Prudential Plc is currently holding onto its approximately 22% stake in ICICI Prudential Life Insurance, opting to delay a potential exit. The UK-based insurer is reportedly waiting for more favorable market conditions to achieve a better valuation for its holding. This decision marks a significant pause in its strategy as it shifts its focus toward new opportunities within the Indian insurance sector.
Reclassification and Strategic Shift
To manage its transition, Prudential has formally requested the Insurance Regulatory and Development Authority of India (IRDAI) to reclassify its status from 'promoter' to 'public shareholder' or 'investor' in ICICI Prudential Life. This move follows the recent resignation of its nominee director from the board of the company. These steps are widely seen as a way to avoid potential conflicts of interest as the group works toward acquiring a 75% stake in Bharti Life Insurance. By stepping back from an active management role in ICICI Prudential, the company aims to clear regulatory hurdles that might otherwise arise from holding significant stakes in two separate life insurance entities.
Regulatory Landscape and Distribution Costs
While Prudential recalibrates its investment portfolio, the broader insurance industry is preparing for potential changes in how business is conducted.

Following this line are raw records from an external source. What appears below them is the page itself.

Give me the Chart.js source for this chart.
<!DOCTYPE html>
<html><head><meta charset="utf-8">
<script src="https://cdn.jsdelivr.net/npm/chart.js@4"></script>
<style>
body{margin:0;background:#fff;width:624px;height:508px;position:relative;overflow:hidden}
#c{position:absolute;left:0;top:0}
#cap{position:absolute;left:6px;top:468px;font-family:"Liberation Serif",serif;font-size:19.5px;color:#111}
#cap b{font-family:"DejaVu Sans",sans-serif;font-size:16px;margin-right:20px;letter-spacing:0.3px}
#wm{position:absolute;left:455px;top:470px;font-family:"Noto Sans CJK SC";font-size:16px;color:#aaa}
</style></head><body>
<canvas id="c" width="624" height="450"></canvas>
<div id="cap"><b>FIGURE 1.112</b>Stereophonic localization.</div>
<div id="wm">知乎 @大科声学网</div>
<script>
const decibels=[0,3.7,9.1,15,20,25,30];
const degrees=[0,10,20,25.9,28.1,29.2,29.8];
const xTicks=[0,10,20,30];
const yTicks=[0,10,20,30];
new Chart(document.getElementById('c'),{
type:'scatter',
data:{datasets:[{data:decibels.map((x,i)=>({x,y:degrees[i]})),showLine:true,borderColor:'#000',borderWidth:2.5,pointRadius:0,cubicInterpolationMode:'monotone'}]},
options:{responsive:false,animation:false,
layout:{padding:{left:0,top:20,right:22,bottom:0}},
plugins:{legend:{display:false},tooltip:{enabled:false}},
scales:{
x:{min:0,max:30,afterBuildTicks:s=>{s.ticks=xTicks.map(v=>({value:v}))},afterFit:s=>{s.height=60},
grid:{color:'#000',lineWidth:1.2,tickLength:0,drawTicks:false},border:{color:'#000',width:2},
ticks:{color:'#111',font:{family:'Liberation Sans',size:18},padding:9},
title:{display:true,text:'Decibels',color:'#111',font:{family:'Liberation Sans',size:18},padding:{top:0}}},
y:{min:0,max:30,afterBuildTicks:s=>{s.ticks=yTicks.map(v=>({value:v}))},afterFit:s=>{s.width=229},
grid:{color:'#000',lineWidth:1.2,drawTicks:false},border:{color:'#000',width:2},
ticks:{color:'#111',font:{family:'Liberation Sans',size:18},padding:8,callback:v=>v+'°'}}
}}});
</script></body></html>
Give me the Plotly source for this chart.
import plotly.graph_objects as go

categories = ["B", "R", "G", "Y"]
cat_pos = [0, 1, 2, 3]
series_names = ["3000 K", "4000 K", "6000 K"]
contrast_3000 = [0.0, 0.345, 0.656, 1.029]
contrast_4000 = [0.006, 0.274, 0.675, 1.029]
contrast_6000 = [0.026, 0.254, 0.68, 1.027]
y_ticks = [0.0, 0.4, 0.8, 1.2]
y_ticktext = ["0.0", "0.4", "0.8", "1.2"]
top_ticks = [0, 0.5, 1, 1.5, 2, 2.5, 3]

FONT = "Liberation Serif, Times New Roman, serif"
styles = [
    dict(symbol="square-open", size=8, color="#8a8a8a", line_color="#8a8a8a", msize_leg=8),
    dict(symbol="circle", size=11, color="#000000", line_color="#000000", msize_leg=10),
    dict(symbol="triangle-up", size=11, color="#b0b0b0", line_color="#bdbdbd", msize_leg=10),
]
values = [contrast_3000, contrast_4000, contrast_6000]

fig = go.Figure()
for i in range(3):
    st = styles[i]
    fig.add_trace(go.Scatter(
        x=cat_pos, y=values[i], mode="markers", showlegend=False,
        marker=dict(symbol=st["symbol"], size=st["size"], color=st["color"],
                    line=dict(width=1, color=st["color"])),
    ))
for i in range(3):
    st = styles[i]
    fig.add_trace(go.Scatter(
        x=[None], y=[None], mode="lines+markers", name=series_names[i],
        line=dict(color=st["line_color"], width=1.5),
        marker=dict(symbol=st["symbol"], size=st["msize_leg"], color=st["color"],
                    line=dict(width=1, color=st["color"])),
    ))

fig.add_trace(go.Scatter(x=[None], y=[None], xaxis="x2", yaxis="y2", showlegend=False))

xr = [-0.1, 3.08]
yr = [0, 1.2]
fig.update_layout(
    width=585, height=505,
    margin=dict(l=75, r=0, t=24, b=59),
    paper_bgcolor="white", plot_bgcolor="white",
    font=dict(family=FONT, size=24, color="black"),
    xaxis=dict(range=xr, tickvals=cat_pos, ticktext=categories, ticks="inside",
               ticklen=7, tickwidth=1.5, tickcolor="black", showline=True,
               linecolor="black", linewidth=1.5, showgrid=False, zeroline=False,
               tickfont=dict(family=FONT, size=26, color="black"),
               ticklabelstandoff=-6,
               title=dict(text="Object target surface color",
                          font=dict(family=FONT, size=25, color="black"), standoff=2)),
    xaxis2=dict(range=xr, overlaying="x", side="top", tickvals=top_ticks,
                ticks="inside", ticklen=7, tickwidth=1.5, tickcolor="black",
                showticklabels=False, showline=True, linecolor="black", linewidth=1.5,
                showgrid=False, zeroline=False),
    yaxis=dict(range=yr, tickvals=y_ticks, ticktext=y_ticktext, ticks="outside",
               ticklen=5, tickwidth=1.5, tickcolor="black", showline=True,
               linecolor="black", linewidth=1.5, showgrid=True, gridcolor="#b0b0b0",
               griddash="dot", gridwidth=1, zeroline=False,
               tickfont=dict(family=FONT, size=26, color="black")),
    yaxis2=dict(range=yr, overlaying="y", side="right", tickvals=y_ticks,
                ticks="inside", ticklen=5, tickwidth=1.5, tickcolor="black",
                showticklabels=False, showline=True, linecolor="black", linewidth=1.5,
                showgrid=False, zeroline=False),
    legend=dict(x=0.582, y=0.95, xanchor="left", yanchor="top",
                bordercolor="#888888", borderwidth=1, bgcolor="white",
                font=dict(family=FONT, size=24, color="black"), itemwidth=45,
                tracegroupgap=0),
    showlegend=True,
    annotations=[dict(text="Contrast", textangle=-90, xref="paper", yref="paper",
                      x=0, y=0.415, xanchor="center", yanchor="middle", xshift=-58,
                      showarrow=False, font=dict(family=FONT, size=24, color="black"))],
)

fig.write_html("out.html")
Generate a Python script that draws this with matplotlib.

The IRDAI is evaluating reforms aimed at increasing transparency in distribution costs. Reports indicate that the regulator is looking into the high commission structures associated with large, non-retail insurance contracts. In some segments, distribution costs can represent a significant portion of the total premium collected, leading to concerns about how these expenses affect the final cost to policyholders.
The regulator’s goal is to ensure that compensation models for distributors are more closely aligned with customer value. By reviewing the existing upfront commission system, the IRDAI hopes to mitigate the risk of mis-selling and improve overall efficiency. While these potential reforms are currently focused on high-premium and commercial policies, any shift in industry-wide commission norms could impact the operational margins of insurance companies operating in India.
Investor Monitorables
The primary concern for investors will be the timeline for Prudential’s eventual exit from ICICI Prudential Life and how the company manages the regulatory approval process for its proposed deal with Bharti Life Insurance. Furthermore, the market will monitor whether the IRDAI introduces official guidelines on commission disclosures, as any move to curb distribution costs could lead to a repricing of business models across the life insurance sector. Shareholders should continue to watch for official exchange filings regarding the change in promoter classification and any updates on the finalization of the Bharti Life Insurance acquisition.